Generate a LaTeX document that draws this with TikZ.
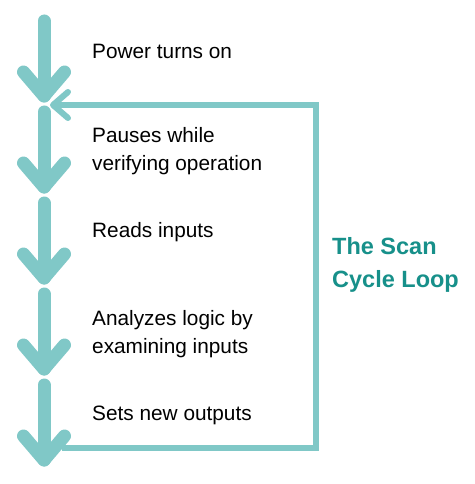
\documentclass[tikz,border=0pt]{standalone}
\usepackage{fontspec}
\setmainfont{Liberation Sans}
\definecolor{arrowteal}{HTML}{80C8C7}
\definecolor{titleteal}{HTML}{17908A}
\begin{document}
\begin{tikzpicture}[x=1pt,y=-1pt,
  bigarrow/.style={draw=arrowteal,line width=13pt,line cap=round,line join=round},
  loopline/.style={draw=arrowteal,line width=6pt,line join=miter},
  loophead/.style={draw=arrowteal,line width=6pt,line cap=round,line join=round},
  steptext/.style={anchor=base west,inner sep=0pt,font=\fontsize{20.8}{28}\selectfont,text=black},
  titletext/.style={anchor=base west,inner sep=0pt,font=\fontsize{23.5}{32}\selectfont\bfseries,text=titleteal}]
\useasboundingbox (0,0) rectangle (474,484);
\fill[white] (0,0) rectangle (474,484);
% big downward arrows
\foreach \k in {0,...,4}{
  \coordinate (s\k) at (44,{21+91*\k});
  \coordinate (t\k) at (44,{96+91*\k});
  \coordinate (l\k) at (23.5,{72+91*\k});
  \coordinate (r\k) at (64.5,{72+91*\k});
  \draw[bigarrow] (s\k) -- (t\k);
  \draw[bigarrow] (l\k) -- (t\k) -- (r\k);
}
% loop
\coordinate (lt) at (53,105);
\coordinate (ltu) at (68,92);
\coordinate (ltd) at (68,118);
\coordinate (tr) at (316,105);
\coordinate (br) at (316,448);
\coordinate (bl) at (62,448);
\draw[loopline] (lt) -- (tr) -- (br) -- (bl);
\draw[loophead] (ltu) -- (lt) -- (ltd);
% texts
\node[steptext] (p1) at (92,59) {Power turns on};
\node[steptext] (p2a) at (92,142) {Pauses while};
\node[steptext] (p2b) at (92,170) {verifying operation};
\node[steptext] (p3) at (92,237) {Reads inputs};
\node[steptext] (p4a) at (92,325) {Analyzes logic by};
\node[steptext] (p4b) at (92,353) {examining inputs};
\node[steptext] (p5) at (92,420) {Sets new outputs};
\node[titletext] (ta) at (332,254) {The Scan};
\node[titletext] (tb) at (332,287) {Cycle Loop};
\end{tikzpicture}
\end{document}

◆ ◆ ◆ ◆ ◆

PROBLEM DESCRIPTION -
Take the listing and print it again exactly, but without any pictures.

RESULT -
Generate a LaTeX document that draws this with TikZ.
\documentclass[tikz,border=0pt]{standalone}
\usepackage{fontspec}
\setmainfont{Liberation Sans}
\definecolor{arrowteal}{HTML}{80C8C7}
\definecolor{titleteal}{HTML}{17908A}
\begin{document}
\begin{tikzpicture}[x=1pt,y=-1pt,
  bigarrow/.style={draw=arrowteal,line width=13pt,line cap=round,line join=round},
  loopline/.style={draw=arrowteal,line width=6pt,line join=miter},
  loophead/.style={draw=arrowteal,line width=6pt,line cap=round,line join=round},
  steptext/.style={anchor=base west,inner sep=0pt,font=\fontsize{20.8}{28}\selectfont,text=black},
  titletext/.style={anchor=base west,inner sep=0pt,font=\fontsize{23.5}{32}\selectfont\bfseries,text=titleteal}]
\useasboundingbox (0,0) rectangle (474,484);
\fill[white] (0,0) rectangle (474,484);
% big downward arrows
\foreach \k in {0,...,4}{
  \coordinate (s\k) at (44,{21+91*\k});
  \coordinate (t\k) at (44,{96+91*\k});
  \coordinate (l\k) at (23.5,{72+91*\k});
  \coordinate (r\k) at (64.5,{72+91*\k});
  \draw[bigarrow] (s\k) -- (t\k);
  \draw[bigarrow] (l\k) -- (t\k) -- (r\k);
}
% loop
\coordinate (lt) at (53,105);
\coordinate (ltu) at (68,92);
\coordinate (ltd) at (68,118);
\coordinate (tr) at (316,105);
\coordinate (br) at (316,448);
\coordinate (bl) at (62,448);
\draw[loopline] (lt) -- (tr) -- (br) -- (bl);
\draw[loophead] (ltu) -- (lt) -- (ltd);
% texts
\node[steptext] (p1) at (92,59) {Power turns on};
\node[steptext] (p2a) at (92,142) {Pauses while};
\node[steptext] (p2b) at (92,170) {verifying operation};
\node[steptext] (p3) at (92,237) {Reads inputs};
\node[steptext] (p4a) at (92,325) {Analyzes logic by};
\node[steptext] (p4b) at (92,353) {examining inputs};
\node[steptext] (p5) at (92,420) {Sets new outputs};
\node[titletext] (ta) at (332,254) {The Scan};
\node[titletext] (tb) at (332,287) {Cycle Loop};
\end{tikzpicture}
\end{document}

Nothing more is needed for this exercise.